By Polson District Representative Charmel Gillin
Meeting attendees called it a “great meeting” when the CSKT Director of Finance and Energy Keepers Incorporated (EKI) Chief Executive Officer provided detailed updates regarding corporate revenues, tribal council budgets, and the forecasted fiscal year 2020 (FY20) annual operating plan for EKI, and open floor for other topics.
Rick Eneas, CSKT Director of Finance, provided a very brief summary of the approximately $200 million overall tribal budget in order to pare down focus on the “dedicated trust fund” which contains investment and settlement revenues. When looking at “corporate dividends”, FY20 shows it at nearly $14 million (a portion of which is carry-forward). These revenues are available for a variety of uses to fund a portion of the CSKT government services out of the general fund, the water rights project fund, and a small portion for economic development.
Constituents asked about the approximately $1 million tribal council budget, of which approximately $200,000 is for discretionary spending. Eneas said details of the accounting for discretionary funds associated with the tribal council expense is not readily accessible within the software due to variety of vendors (such as various organizational dues or travel expense vendors: Mastercard, travel agency, hotels). His staff is working to improve the reporting capability.
Individuals responded with emphasis on their desire for transparency to improve trust between the government and the people. Accountability the tribal council owes the membership, was also emphasized. For example, one said, if my councilman or councilwoman went to Florida, how and when does he or she report the reason for the trip and what was gained by attending. It was pointed out that some governments pass laws to require transparency (rather than leaving it optional) and that may be something the CSKT can consider.
An interesting philosophical question posed to Eneas was, “Do you consider us members, citizens, or shareholders?” After some discussion, Eneas said, “members,” because shareholders expect returns on investments, but members have an expectation of access to their government to impact decision-making.
In a more visionary context, Eneas reported his team is developing a “white paper” on the topic of traditional and cultural values; how those values are present in the operation of the finance/business arm of the government. Ultimately he said his staff is working to develop better ways to communicate and improve resource management efforts by elevating skills through certifications, when possible.
Brian Lipscomb, EKI CEO, gave an overview of the Salish Ksanka Qlispe Dam and corporate structure which operates as an independent power producer, meaning it “generates power” and “trades its own power”. He briefed attendees on the forecasted generation of power considering the expected water year which starts October 1, 2019. Climate change is affecting watersheds and EKI has successfully managed multiple back-to-back challenging water years while satisfying operating needs as well as environmental needs.

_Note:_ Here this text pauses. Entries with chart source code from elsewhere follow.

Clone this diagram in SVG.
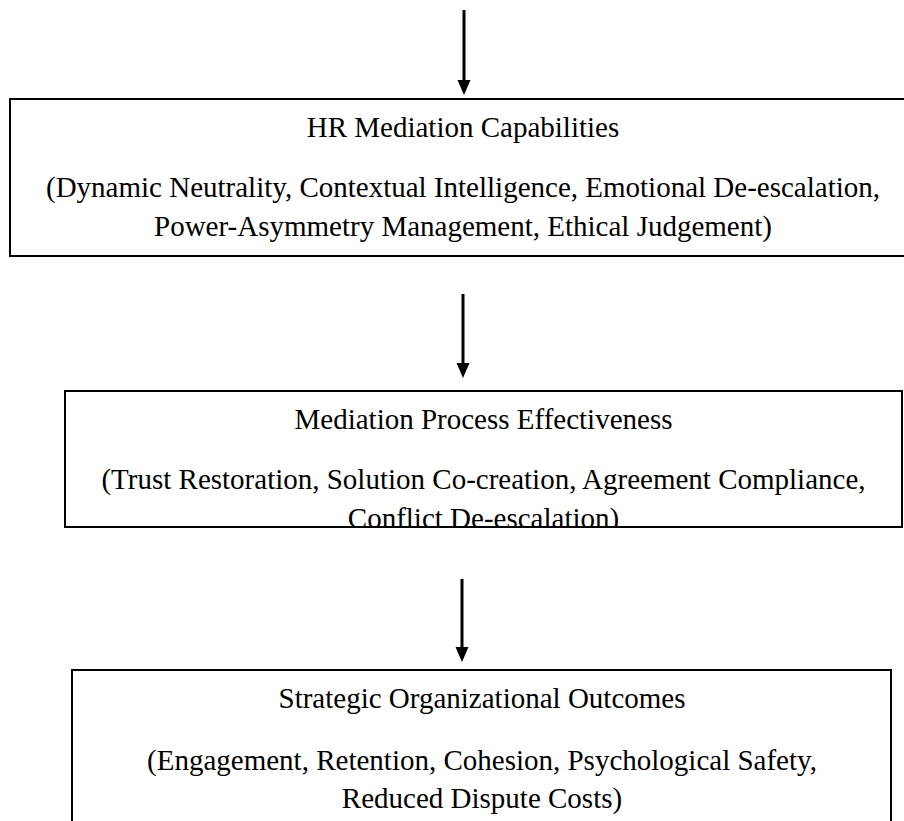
<svg xmlns="http://www.w3.org/2000/svg" width="904" height="821" viewBox="0 0 904 821">
<style>
.box{fill:#fff;stroke:#000;stroke-width:2}
.t{font-family:"Liberation Serif","Times New Roman",serif;font-size:29px;fill:#000;text-anchor:middle}
.sh{stroke:#000;stroke-width:3}
.hd{fill:#000}
</style>
<defs>
<clipPath id="c2"><rect x="66" y="392" width="835" height="134"/></clipPath>
</defs>
<rect width="904" height="821" fill="#fff"/>
<g id="node1">
<rect class="box" x="10" y="99" width="906" height="157"/>
<text class="t" x="463" y="137">HR Mediation Capabilities</text>
<text class="t" x="463" y="197">(Dynamic Neutrality, Contextual Intelligence, Emotional De-escalation,</text>
<text class="t" x="463" y="236">Power-Asymmetry Management, Ethical Judgement)</text>
</g>
<g id="node2">
<rect class="box" x="65" y="391" width="837" height="136"/>
<g clip-path="url(#c2)">
<text class="t" x="483.5" y="429">Mediation Process Effectiveness</text>
<text class="t" x="483.5" y="489">(Trust Restoration, Solution Co-creation, Agreement Compliance,</text>
<text class="t" x="483.5" y="528">Conflict De-escalation)</text>
</g>
</g>
<g id="node3">
<rect class="box" x="72" y="670" width="819" height="170"/>
<text class="t" x="482" y="708">Strategic Organizational Outcomes</text>
<text class="t" x="482" y="770">(Engagement, Retention, Cohesion, Psychological Safety,</text>
<text class="t" x="482" y="808">Reduced Dispute Costs)</text>
</g>
<g id="connectors">
<line class="sh" x1="464" y1="10" x2="464" y2="82"/>
<polygon class="hd" points="457.5,80 470.5,80 464,95"/>
<line class="sh" x1="463" y1="294" x2="463" y2="365"/>
<polygon class="hd" points="456.5,363 469.5,363 463,378"/>
<line class="sh" x1="462" y1="579" x2="462" y2="649"/>
<polygon class="hd" points="455.5,647 468.5,647 462,662"/>
</g>
</svg>
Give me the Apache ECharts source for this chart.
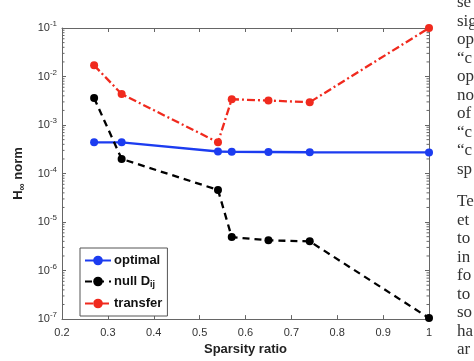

The discussion on markets was received well as Lipscomb touched on the effects of fracking technology filling natural gas storage and continuing to lower energy trading prices. However, EKI strategies have stabilized risk factors by exercising forward contracts with industrial customers over the five year horizon. Other strategies, such as physical and financial trading in the open markets have stimulated revenue growth. EKI looks forward to adding another power trader to its staff in order to build this capacity.
Lipscomb said the Operations and Maintenance division completed the rehabilitation of the third generator unit and in FY20 they plan to fix gates. He explained that the unusual water years have kept them from draining the fore bay in order to accomplish the needed repairs. Thus, they will install stop logs which will allow an area where divers will be able to get the work done in the upcoming near term. EKI will also order a transformer, windings, and breakers to round out the FY20 rehab and betterment plan.
Lastly, he gave some insights about the company’s ability to analyze the markets and some strategies that might come to pass in the future….which sparked some degree of excitement in the small crowd.
Amid the informal presentations, other concerns included the reapportionment of tribal council seats to more populated districts and the timing. Should tribal members have unrestricted access to their government, as the CSKT Constitution states? Is there any other authority, rather than the CSKT Constitution? Tribal members in attendance were from Polson, Elmo, Hot Springs and St. Ignatius.
The next meeting will be October 16, as the September 18 meeting will be taken up by the Forestry/Small Logger/Commercial Woodcutter meeting scheduled that night. Please feel free to join both meetings.